[Records with drawing code]
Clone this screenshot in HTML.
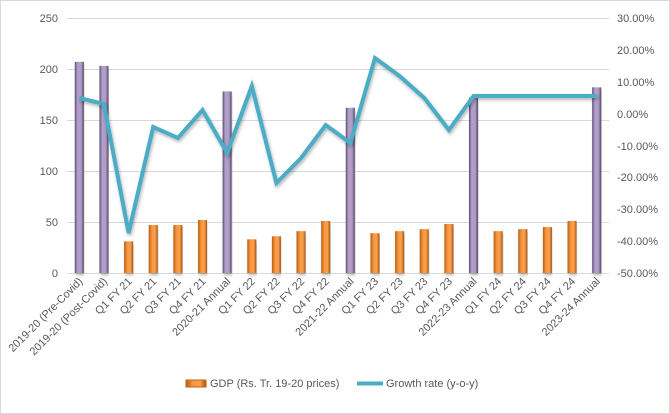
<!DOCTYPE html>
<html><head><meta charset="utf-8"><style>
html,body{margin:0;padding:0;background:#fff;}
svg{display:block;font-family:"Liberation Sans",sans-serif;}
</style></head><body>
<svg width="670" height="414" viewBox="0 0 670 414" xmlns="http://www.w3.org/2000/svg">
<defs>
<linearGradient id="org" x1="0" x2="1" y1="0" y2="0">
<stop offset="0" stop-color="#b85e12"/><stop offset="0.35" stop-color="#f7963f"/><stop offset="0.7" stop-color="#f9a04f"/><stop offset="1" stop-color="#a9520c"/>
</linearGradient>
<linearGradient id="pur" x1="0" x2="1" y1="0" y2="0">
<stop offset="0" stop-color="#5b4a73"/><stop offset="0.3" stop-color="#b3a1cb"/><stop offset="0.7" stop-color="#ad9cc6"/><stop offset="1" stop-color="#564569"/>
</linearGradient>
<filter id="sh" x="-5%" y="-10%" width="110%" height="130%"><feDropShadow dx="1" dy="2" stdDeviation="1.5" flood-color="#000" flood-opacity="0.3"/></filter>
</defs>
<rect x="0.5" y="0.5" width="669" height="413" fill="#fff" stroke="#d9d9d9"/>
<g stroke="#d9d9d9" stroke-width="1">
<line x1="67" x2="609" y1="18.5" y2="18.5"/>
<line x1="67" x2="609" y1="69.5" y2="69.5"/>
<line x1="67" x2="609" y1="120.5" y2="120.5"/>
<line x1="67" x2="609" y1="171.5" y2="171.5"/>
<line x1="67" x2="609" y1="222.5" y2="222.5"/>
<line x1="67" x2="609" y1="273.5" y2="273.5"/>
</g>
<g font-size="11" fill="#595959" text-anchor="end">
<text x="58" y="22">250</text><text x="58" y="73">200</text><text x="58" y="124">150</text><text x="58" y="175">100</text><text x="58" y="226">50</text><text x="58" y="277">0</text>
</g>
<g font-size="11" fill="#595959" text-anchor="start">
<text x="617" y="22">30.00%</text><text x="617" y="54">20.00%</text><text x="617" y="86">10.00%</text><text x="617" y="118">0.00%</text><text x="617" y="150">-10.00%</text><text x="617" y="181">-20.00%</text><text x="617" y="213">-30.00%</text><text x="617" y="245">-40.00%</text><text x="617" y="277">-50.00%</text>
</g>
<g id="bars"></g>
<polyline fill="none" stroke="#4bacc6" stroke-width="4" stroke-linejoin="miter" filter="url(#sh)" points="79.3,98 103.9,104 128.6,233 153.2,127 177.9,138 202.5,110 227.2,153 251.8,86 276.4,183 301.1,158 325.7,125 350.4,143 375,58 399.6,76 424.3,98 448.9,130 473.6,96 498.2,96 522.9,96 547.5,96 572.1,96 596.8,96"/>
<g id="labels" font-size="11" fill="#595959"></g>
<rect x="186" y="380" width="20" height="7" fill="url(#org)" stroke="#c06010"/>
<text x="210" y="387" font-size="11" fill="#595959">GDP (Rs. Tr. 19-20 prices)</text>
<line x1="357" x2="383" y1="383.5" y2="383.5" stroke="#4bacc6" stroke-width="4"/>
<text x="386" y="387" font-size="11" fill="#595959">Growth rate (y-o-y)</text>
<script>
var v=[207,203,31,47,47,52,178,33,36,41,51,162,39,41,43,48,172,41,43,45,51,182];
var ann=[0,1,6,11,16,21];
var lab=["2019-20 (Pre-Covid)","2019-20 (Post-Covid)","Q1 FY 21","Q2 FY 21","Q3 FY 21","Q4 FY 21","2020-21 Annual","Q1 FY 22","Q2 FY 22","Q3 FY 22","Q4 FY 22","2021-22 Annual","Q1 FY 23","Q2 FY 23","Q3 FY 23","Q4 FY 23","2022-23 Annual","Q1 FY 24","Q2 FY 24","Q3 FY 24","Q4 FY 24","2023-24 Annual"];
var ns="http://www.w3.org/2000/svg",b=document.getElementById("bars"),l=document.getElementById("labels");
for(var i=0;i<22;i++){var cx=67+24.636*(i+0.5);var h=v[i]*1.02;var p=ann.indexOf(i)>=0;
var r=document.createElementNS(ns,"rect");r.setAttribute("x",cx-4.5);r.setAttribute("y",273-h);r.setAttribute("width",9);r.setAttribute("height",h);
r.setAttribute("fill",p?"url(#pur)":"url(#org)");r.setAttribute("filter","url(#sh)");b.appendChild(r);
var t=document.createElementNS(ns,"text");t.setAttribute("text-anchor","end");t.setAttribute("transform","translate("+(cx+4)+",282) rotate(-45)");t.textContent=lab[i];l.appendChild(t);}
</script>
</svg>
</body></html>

==

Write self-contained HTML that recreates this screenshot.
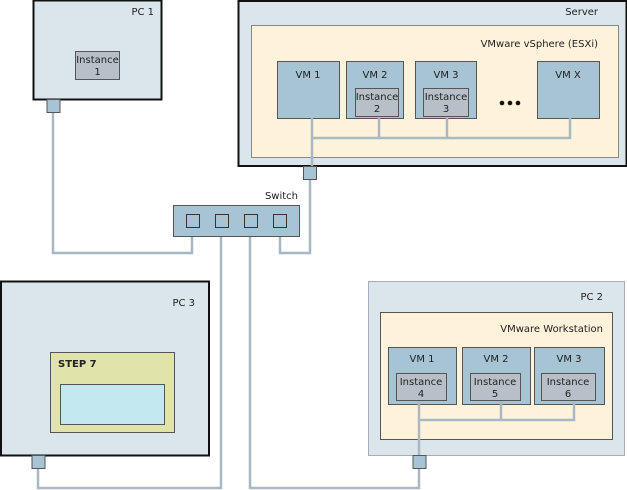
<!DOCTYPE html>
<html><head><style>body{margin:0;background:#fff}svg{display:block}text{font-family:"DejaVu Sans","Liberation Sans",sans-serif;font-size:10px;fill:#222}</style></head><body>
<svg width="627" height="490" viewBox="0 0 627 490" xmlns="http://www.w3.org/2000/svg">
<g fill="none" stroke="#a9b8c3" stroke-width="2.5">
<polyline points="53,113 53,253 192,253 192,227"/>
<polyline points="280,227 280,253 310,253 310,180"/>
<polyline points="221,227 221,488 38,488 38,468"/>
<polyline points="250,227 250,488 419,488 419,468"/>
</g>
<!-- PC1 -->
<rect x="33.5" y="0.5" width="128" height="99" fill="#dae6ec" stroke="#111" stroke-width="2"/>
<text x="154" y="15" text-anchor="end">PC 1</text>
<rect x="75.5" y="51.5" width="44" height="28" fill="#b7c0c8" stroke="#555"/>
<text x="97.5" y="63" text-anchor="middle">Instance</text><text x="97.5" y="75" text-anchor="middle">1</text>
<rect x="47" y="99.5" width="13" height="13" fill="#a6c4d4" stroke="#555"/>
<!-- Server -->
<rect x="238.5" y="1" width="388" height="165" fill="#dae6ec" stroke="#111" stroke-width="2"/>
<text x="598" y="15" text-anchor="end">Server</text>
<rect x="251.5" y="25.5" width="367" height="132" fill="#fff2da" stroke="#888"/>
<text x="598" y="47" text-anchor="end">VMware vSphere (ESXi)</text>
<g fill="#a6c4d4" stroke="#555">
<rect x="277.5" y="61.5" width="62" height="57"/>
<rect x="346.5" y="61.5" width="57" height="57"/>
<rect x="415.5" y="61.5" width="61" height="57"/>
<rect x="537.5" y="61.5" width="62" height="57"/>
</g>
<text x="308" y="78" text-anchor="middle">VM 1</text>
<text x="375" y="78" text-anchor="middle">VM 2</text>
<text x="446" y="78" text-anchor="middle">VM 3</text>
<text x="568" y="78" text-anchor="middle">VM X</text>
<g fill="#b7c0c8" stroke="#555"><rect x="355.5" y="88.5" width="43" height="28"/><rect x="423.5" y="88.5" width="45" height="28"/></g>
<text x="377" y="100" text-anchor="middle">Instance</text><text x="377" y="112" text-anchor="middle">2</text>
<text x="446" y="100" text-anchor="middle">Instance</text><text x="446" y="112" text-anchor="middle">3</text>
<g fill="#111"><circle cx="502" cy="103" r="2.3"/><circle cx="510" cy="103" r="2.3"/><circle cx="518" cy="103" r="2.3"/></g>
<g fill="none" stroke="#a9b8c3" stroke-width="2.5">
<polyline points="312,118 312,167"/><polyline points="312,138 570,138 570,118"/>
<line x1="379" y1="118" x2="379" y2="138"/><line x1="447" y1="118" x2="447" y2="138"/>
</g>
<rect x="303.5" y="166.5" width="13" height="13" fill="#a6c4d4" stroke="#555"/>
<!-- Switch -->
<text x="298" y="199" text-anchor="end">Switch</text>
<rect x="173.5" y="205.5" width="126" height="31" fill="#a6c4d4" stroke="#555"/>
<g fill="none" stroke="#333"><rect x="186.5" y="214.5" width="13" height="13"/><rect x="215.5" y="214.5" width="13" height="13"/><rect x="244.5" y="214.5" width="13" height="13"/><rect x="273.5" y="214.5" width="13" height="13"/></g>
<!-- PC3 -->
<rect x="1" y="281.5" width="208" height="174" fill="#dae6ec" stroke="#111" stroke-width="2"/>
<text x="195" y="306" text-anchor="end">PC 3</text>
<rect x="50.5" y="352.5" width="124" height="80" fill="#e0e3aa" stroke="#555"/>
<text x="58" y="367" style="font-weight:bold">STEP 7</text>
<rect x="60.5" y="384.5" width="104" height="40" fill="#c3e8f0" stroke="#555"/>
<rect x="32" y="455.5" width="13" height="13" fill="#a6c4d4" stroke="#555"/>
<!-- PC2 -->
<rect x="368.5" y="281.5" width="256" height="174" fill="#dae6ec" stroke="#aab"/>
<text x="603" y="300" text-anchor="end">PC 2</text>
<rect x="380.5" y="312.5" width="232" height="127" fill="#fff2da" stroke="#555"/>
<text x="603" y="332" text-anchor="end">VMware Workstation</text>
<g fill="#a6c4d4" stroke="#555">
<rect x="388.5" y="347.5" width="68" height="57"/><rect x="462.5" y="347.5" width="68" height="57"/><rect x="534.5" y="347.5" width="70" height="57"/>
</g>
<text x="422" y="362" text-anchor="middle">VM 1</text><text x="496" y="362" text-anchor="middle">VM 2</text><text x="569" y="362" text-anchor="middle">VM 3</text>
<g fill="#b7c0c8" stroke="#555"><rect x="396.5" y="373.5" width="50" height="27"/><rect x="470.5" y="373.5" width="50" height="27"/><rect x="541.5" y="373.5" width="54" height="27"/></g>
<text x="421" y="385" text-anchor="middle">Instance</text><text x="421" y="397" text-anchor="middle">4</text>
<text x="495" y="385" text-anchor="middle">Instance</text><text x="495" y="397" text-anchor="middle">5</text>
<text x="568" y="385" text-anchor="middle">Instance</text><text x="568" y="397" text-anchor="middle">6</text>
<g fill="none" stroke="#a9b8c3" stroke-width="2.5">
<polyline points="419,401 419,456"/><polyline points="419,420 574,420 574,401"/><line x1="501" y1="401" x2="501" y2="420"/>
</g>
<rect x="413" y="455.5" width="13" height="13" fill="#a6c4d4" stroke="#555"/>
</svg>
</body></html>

» **PROBLEM STATEMENT**
Write out every line of the preceding listing that contains "this".

» **FULL ANSWER**
Clone this screenshot in HTML.
Write self-contained HTML that recreates this screenshot.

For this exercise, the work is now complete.